PKK ve barış çağrılarının anlamı
PKK söz konusu olunca bazıları bilinçli olarak kendini körleştiriyor. Milliyet’te Hasan Cemal’in, Terör örgütünün ikinci adamı Murat Karayılan ile bir mülakatı yayınlandı. Cemal, gazeteci olarak önemli bir iş başarmış, ama Karayılan ile öyle konular konuşmuşlar ki, sanki karşısında binlerce vatan çocuğunun kanlı katili değil de, önemli bir siyaset adamı duruyor. Karayılan da fırsatı kaçırmamış, darbe sever çevrelerin hassasiyetlerini bildiği için sözü irtica ile Gülen’e getirerek onların gururlarını okşayacak sözler söylemekten kaçınmamış. Yakında Apo’ya da ne olacak bu memleketin hali yahut ne olacak bu irtica’nın hali diye sorarlarsa şaşmamak lazım. Burası Türkiye kimin eli kimin cebinde belli değil.
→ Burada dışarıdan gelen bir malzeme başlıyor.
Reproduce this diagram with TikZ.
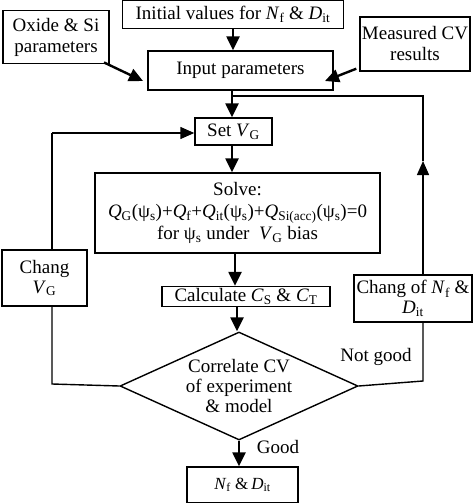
\documentclass[tikz,border=0pt]{standalone}
\usepackage{fontspec}
\setmainfont{Liberation Serif}
\usetikzlibrary{arrows.meta,shapes.geometric}
\newcommand{\sbx}[1]{\textsubscript{#1}}
\begin{document}
\begin{tikzpicture}[x=1pt,y=-1pt,
  box/.style={draw,line width=1.4pt,inner sep=0pt,align=center,font=\fontsize{19}{21}\selectfont},
  arr/.style={line width=2.4pt,-{Triangle[length=14pt,width=13pt]}},
  ln/.style={line width=1.4pt},
  lbl/.style={font=\fontsize{19}{21}\selectfont}]
\useasboundingbox (0,0) rectangle (474,503);
\node[box,minimum width=221pt,minimum height=28pt] (init) at (233,14.5) {Initial values for \textit{N}\sbx{f} \& \textit{D}\sbx{it}};
\node[box,line width=1.9pt,minimum width=106pt,minimum height=53pt] (oxide) at (56,37) {Oxide \& Si\\parameters};
\node[box,minimum width=110pt,minimum height=54pt] (meas) at (415,44) {Measured CV\\results};
\node[box,minimum width=185pt,minimum height=39pt] (input) at (240.5,70.5) {Input parameters};
\node[box,minimum width=77pt,minimum height=27pt] (set) at (233.5,131.5) {Set \textit{V}\sbx{G}};
\node[box,minimum width=285pt,minimum height=80pt,font=\fontsize{19}{22}\selectfont] (solve) at (237.5,213) {Solve:\\
  \textit{Q}\sbx{G}(ψ\sbx{s})+\textit{Q}\sbx{f}+\textit{Q}\sbx{it}(ψ\sbx{s})+\textit{Q}\sbx{Si(acc)}(ψ\sbx{s})=0\\
  for ψ\sbx{s} under~ \textit{V}\sbx{G} bias};
\node[box,minimum width=168pt,minimum height=20pt] (calc) at (246,296.5) {Calculate \textit{C}\sbx{S} \& \textit{C}\sbx{T}};
\node[box,minimum width=85pt,minimum height=56pt,font=\fontsize{19}{20}\selectfont] (chvg) at (44.5,278) {Chang\\\textit{V}\sbx{G}};
\node[box,minimum width=118pt,minimum height=47pt,font=\fontsize{19}{20}\selectfont] (chnf) at (413,298.5) {Chang of \textit{N}\sbx{f} \&\\\textit{D}\sbx{it}};
\node[draw,diamond,line width=1.4pt,aspect=2.2,minimum width=238pt,minimum height=108pt,inner sep=0pt,align=center,font=\fontsize{19}{20}\selectfont] (dia) at (239,386) {Correlate CV\\of experiment\\\& model};
\node[box,minimum width=111pt,minimum height=36pt,font=\fontsize{17}{19}\selectfont] (fin) at (242.5,485) {\textit{N}\sbx{f} \&\,\textit{D}\sbx{it}};
\node[lbl] (ng) at (376,357) {Not good};
\node[lbl] (gd) at (278,447) {Good};
% arrows
\draw[arr] (init.south) -- (init.south |- input.north);
\draw[arr] (oxide.south east) ++(-6,-2) coordinate (o1) -- (143,81) coordinate (o2);
\draw[arr] (meas.south west) ++(-3,-3) coordinate (m1) -- (325,81) coordinate (m2);
\draw[arr] (232,90) coordinate (i1) -- (set.north -| i1);
\draw[arr] (set.south -| i1) -- (solve.north -| i1);
\draw[arr] (235,253) coordinate (s1) -- (calc.north -| s1);
\draw[arr] (237,306) coordinate (c1) -- (dia.north -| c1);
\draw[arr] (dia.south) -- (fin.north -| dia.south);
% loops
\coordinate (vg1) at (52,133);
\draw[ln] (chvg.north -| vg1) -- (vg1);
\draw[ln,-{Triangle[length=14pt,width=12pt]}] (vg1) -- (set.west |- vg1);
\coordinate (vg2) at (52,384);
\draw[ln] (chvg.south -| vg2) -- (vg2) -- (dia.west);
\coordinate (r1) at (423,381);
\draw[ln] (dia.east) -- (r1) -- (chnf.south -| r1);
\coordinate (r2) at (423,96);
\coordinate (r3) at (423,161);
\draw[ln,-{Triangle[length=14pt,width=12pt]}] (chnf.north -| r1) -- (r3);
\draw[ln] (r3) -- (r2) -- (232,96);
\end{tikzpicture}
\end{document}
Kim hain, kim vatansever, kim suçlu, kim masum her şey birbirine karışmış…
Karayılan’ın Hasan Cemal’e barış istiyoruz beyanından sonra,mesajı alan Ahmet Türk de dün bir açıklama yaparak PKK’nın barış istediğini beyan etti. Aynı çanaktan yemlendikleri, aynı pisivara’a bevl ettikleri peş peşe yapılan açıklamaların paralelliğinden belli. PKK ne istiyorsa bunu, Ahmet Türk’ün beyanlarından öğrenmek mümkün.
Terörle mücadele, askeri, polisi, gazetecisi, halkıyla top yekün verilmesi gereken bir mücadele. Terör, ciddiye alınmak, muhatap alınmak için başvurulan bir yol. Nitekim yıllardır hem PKK, hem onun hempaları Öcalan’ın muhatap alınması gerektiğini söyleyip durdular. Terörle pazarlığa oturmak, onların yaptığı her türlü cinayetin haklılığını kabul etmektir. Onun için hiçbir ülke elinde silah olanlarla masaya oturmaz, onlarla hesabını silahlarla görür.
Asker bazı eksiklerine rağmen bu hesabı görmek için elinden geleni yapıyor. Bugüne kadar Türk toplumunda vatanın bütünlüğü, bölünmezliği noktasında en küçük bir tereddüdün bile oluşmaması bu mücadelede başarıyla çıkılacağına duyulan bir güvenin neticesidir. Ancak aynı hassasiyeti medyanın gösterdiğini söylemek mümkün değil. Dağa çıkanın niçin çıktığını anlamaya çalışmak, onları silahsızlandırmak için gayret sarf etmek anlaşılabilir bir durumdur. Ancak, ülke meselelerini binlerce insanın kanını içmiş bir teröristle oturup konuşmak, iç siyasetle ilgili görüş ve düşüncelerini almak tam bir ahmaklıktır. Teröristle Türkiye’nin problemlerini konuşmak onu adam yerine koymak, tam da onun terör yoluyla yapmak istediğini yapmaktır.
Son otuz yıldır Türkiye için hiçbir problem PKK kadar yıpratıcı olmamıştır. Ama hiçbir örgütte PKK kadar medyadan dolaylı destek görmemiştir. Bir dönem sırayla beka vadisine gidip Apo ile röportaj yapmak için sıraya girenleri, Apo’ya beraber siyaset yapmayı teklif edenleri bu ülke daha unutmadı. Asker karlı dağlarda canını dişine takarken, kanını ülke için oluk, oluk akıtırken medyanın İpçileri, ipsizleri köşelerinde devletle terör örgütünü eşitleyen tarzda barış çağrıları yapıyorlardı. PKK her defasında medyadaki bu sempatizanların moral desteği ile ayakta durdu. Askerin vurduğu her darbeden sonra bu gizli destekçilerin moral motivasyonu ile kendine geldi.
Terör ve akan kan tabi ki durmalıdır. Ama PKK’ya kesin, ölümcül darbe vurulmadan yapılacak her açılım –zorunluluk ve çaresizlik-olarak algılanacağı için Türkiye’nin aleyhine olacaktır. Terörü yenemediği için bazı açılımlara mecbur olmuş bir ülke imajı ileride yeni terör eylemlerinin teşvikçisi ve tetikleyicisi olur. Barış diye bağıranların çoğu, akan kanı durdurmak için değil, aslında başka çareniz yok, buna mecbursunuz diye bağırıyorlar. Bugün barışa mecbur olmak, yarın başka mecburiyetleri de getirir. Mecburi barış mağluplar içindir çünkü.